All these concerns apply even when technicians struggle to find good criteria for allocating merit pay. But the problems are multiplied when the criteria are dubious, such as raising student test scores. These tests, as I and others have argued elsewhere, tend to measure what matters least. They reflect children’s backgrounds more than the quality of a given teacher or school. Moreover, merit pay based on those scores is not only unfair but damaging, if it accelerates the exodus of teachers from troubled schools where they’re most needed.
Schoolwide merit pay, again, is no less destructive than the individual version. High stakes induce cheating, gaming, teaching to the test, and other ways of snagging the bonus (or dodging the penalty) without actually improving student learning.
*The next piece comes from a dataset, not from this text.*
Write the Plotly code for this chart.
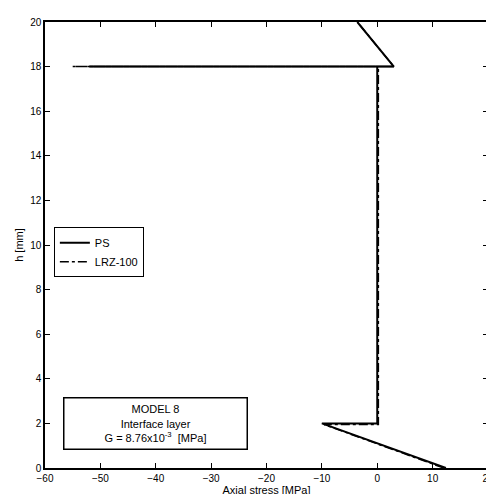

In fact, some teachers who might resist these temptations, preferring to do what’s best for kids rather than for their own wallets, feel compelled to do more test prep when their colleagues’ paychecks are affected by the school’s overall scores.
It may be vanity or, again, myopia that persuades technicians, even after the umpteenth failure, that merit pay need only be returned to the shop for another tuneup. Perhaps some of the issues mentioned here can be addressed, but most are inherent in the very idea of paying educators on the basis of how close they’ve come to someone’s definition of successful performance. It’s time we acknowledged not only that such programs don’t work, but that they can’t work.
Furthermore, efforts to solve one problem often trigger new ones. Late-model merit-pay plans often include such lengthy lists of criteria and complex statistical controls that no one except their designers understand how the damn things work.
So how should we reward teachers? We shouldn’t. They’re not pets. Rather, teachers should be paid well, freed from misguided mandates, treated with respect, and provided with the support they need to help their students become increasingly proficient and enthusiastic learners.